[Collection entries]:
[start]

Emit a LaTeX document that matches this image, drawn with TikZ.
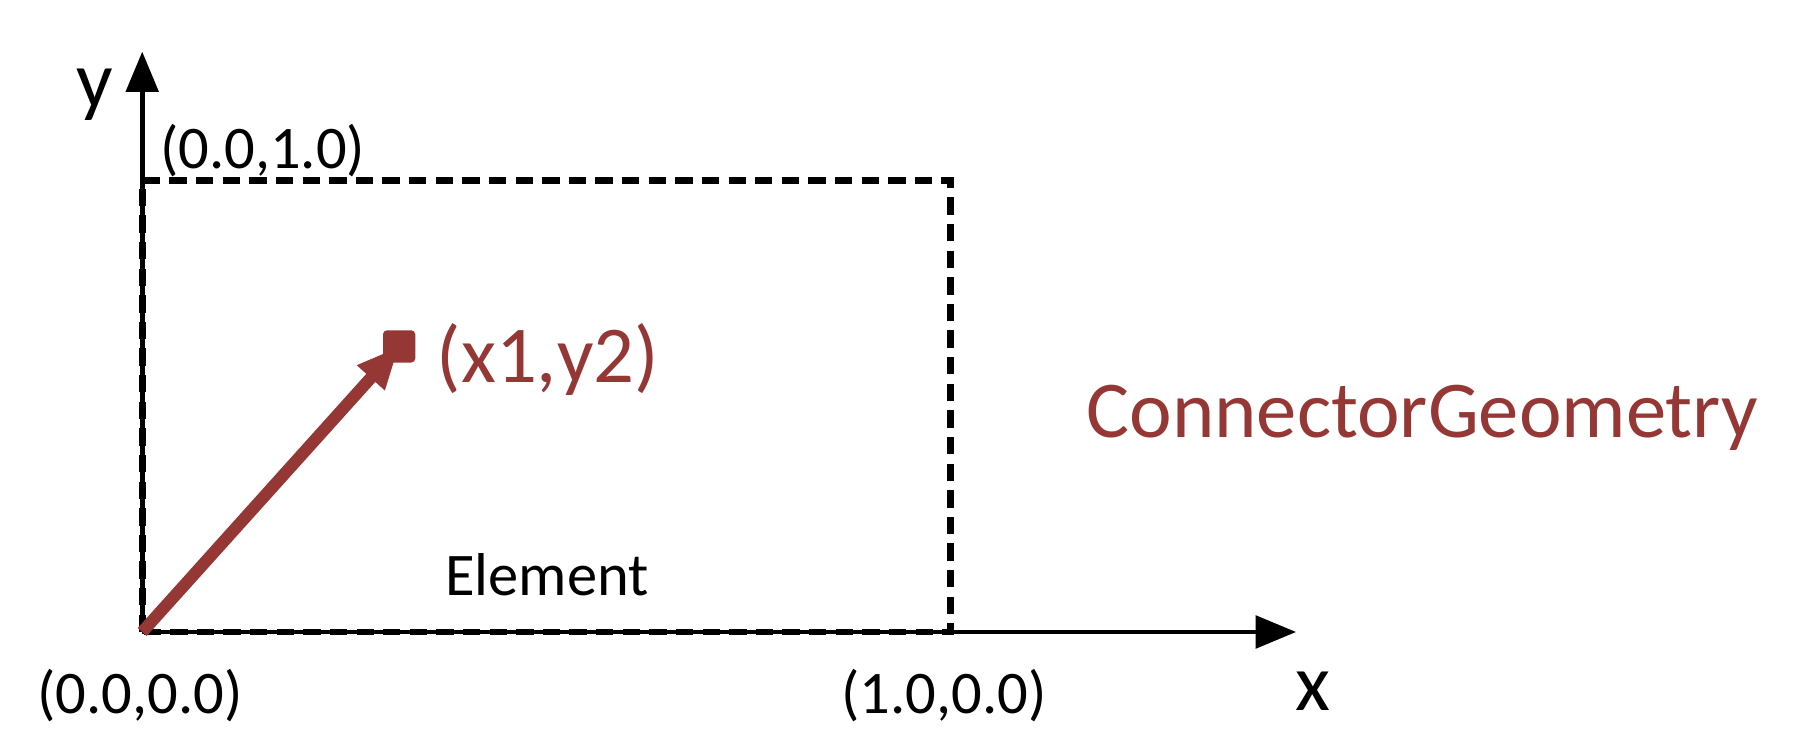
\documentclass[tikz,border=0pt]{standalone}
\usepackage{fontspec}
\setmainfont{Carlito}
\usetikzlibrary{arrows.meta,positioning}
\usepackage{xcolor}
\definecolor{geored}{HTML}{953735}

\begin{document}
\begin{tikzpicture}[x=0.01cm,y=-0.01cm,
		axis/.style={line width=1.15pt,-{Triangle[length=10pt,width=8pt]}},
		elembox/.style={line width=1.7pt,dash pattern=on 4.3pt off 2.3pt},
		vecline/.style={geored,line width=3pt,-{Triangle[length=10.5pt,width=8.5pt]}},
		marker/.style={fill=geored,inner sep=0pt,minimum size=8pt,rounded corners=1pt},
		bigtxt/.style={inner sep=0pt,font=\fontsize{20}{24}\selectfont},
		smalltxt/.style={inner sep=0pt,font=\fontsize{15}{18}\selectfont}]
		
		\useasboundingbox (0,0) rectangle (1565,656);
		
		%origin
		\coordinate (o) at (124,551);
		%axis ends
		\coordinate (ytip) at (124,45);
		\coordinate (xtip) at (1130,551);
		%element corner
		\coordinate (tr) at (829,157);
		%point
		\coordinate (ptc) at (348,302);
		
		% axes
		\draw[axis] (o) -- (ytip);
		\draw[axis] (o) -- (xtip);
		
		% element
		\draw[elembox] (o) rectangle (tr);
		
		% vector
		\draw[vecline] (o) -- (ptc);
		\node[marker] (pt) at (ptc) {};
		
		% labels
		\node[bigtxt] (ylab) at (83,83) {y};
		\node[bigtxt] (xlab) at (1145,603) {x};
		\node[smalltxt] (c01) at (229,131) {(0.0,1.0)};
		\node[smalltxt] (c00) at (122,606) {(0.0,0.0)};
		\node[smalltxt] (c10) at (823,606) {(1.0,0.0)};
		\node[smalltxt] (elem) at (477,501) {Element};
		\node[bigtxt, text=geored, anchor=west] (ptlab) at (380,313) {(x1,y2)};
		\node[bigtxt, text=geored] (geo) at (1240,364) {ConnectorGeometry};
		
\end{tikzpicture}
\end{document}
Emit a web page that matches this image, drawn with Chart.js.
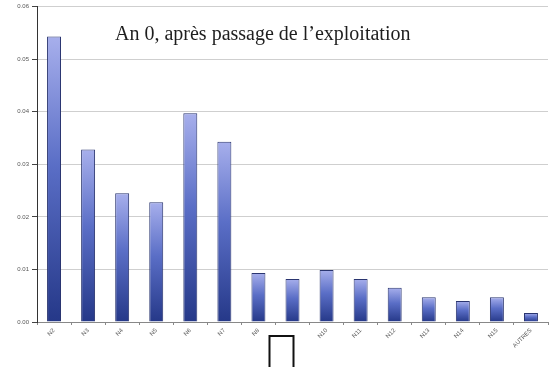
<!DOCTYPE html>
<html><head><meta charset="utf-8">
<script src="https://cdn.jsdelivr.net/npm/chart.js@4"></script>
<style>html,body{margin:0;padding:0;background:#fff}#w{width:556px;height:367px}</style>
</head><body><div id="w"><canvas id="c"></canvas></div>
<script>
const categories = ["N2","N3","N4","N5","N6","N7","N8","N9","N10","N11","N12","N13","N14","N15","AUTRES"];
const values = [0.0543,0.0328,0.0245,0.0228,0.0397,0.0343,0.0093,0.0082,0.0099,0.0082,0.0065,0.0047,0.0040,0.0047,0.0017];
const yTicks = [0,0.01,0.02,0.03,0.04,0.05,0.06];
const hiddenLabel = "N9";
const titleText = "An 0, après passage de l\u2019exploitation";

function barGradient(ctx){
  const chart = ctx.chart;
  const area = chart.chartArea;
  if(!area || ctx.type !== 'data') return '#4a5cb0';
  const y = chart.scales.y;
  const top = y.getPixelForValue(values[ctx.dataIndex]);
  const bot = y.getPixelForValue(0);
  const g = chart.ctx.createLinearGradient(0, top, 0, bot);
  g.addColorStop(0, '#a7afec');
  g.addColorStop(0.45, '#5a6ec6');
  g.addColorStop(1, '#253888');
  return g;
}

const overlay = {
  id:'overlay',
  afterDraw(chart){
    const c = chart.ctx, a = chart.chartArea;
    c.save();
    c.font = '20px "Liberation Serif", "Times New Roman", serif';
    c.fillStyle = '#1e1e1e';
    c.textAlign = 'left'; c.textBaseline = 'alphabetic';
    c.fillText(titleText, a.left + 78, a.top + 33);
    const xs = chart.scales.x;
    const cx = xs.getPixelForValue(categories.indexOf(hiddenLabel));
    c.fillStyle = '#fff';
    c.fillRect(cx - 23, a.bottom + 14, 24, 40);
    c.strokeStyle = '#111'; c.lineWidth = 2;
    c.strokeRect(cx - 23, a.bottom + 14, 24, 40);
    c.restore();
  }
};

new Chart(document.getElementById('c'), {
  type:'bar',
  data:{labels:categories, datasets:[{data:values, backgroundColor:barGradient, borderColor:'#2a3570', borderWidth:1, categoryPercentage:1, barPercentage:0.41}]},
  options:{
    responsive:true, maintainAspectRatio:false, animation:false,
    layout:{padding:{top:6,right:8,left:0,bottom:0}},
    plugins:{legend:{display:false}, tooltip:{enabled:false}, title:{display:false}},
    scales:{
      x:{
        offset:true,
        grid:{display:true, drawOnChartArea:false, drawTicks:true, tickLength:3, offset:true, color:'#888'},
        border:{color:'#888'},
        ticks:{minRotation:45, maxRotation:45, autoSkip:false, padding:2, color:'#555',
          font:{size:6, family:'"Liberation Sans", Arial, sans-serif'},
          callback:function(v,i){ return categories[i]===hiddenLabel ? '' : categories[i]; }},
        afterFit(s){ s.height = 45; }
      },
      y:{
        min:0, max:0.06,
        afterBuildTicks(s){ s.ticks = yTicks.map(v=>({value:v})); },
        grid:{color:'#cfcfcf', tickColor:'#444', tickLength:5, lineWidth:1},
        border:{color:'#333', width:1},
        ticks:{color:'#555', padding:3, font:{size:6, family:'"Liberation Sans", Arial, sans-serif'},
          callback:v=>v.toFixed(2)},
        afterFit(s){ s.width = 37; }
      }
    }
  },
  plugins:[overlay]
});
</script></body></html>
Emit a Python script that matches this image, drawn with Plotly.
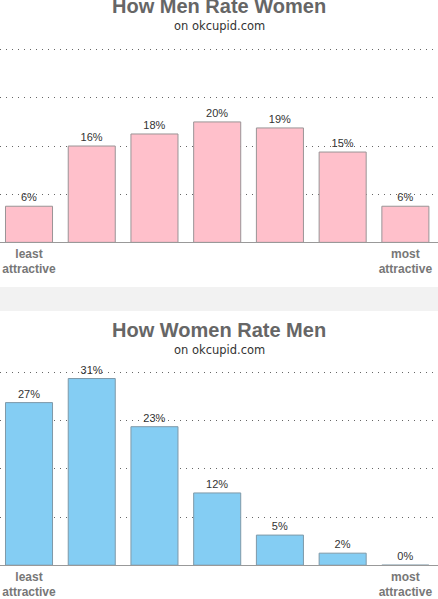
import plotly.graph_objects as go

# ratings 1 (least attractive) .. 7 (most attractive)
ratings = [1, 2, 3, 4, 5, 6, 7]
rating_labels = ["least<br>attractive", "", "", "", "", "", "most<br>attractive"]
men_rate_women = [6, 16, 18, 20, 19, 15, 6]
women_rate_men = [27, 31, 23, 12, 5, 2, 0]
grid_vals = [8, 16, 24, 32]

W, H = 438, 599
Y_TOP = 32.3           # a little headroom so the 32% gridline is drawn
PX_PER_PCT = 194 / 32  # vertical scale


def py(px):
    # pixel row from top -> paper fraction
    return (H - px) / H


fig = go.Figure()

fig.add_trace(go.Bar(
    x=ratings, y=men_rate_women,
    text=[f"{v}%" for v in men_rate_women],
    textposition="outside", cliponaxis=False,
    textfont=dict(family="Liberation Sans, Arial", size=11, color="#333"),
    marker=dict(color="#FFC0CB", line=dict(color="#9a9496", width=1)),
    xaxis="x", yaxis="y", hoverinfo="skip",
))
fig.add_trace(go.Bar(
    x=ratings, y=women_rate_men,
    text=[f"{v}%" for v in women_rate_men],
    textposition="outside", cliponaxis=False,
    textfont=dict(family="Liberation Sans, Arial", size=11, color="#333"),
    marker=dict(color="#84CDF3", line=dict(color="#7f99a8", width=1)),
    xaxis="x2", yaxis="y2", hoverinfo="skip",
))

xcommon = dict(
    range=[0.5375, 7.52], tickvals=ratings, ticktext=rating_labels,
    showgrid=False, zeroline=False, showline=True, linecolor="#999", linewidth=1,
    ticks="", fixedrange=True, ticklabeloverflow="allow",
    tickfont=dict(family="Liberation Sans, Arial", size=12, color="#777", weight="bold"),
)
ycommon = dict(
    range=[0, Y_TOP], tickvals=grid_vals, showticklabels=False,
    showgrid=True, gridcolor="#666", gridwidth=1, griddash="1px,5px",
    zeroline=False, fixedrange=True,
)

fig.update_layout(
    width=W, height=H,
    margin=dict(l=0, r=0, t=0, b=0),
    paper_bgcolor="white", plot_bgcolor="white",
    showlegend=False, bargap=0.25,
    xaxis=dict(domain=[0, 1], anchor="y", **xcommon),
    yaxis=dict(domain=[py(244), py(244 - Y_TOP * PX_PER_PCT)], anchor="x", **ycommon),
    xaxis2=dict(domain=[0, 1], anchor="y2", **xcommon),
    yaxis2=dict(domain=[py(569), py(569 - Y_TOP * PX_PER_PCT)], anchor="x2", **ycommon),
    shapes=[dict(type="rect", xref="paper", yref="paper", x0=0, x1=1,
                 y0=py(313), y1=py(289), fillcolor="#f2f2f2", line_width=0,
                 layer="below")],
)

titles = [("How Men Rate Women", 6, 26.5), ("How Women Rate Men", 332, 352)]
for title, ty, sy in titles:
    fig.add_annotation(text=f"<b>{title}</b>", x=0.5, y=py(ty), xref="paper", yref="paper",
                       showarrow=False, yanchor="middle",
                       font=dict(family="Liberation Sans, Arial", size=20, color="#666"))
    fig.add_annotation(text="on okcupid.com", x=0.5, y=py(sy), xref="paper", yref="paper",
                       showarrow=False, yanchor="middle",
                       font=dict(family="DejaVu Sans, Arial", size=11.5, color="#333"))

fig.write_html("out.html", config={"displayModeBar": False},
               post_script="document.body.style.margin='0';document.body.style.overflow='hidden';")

[end]

[Stated problem]: Every line from the top of the entries through the line that holds "(0,0) rectangle (1565,656);" is to be quoted exactly, please, and nothing else; omit the pictures.

[Written reply]:
Emit a LaTeX document that matches this image, drawn with TikZ.
\documentclass[tikz,border=0pt]{standalone}
\usepackage{fontspec}
\setmainfont{Carlito}
\usetikzlibrary{arrows.meta,positioning}
\usepackage{xcolor}
\definecolor{geored}{HTML}{953735}

\begin{document}
\begin{tikzpicture}[x=0.01cm,y=-0.01cm,
		axis/.style={line width=1.15pt,-{Triangle[length=10pt,width=8pt]}},
		elembox/.style={line width=1.7pt,dash pattern=on 4.3pt off 2.3pt},
		vecline/.style={geored,line width=3pt,-{Triangle[length=10.5pt,width=8.5pt]}},
		marker/.style={fill=geored,inner sep=0pt,minimum size=8pt,rounded corners=1pt},
		bigtxt/.style={inner sep=0pt,font=\fontsize{20}{24}\selectfont},
		smalltxt/.style={inner sep=0pt,font=\fontsize{15}{18}\selectfont}]
		
		\useasboundingbox (0,0) rectangle (1565,656);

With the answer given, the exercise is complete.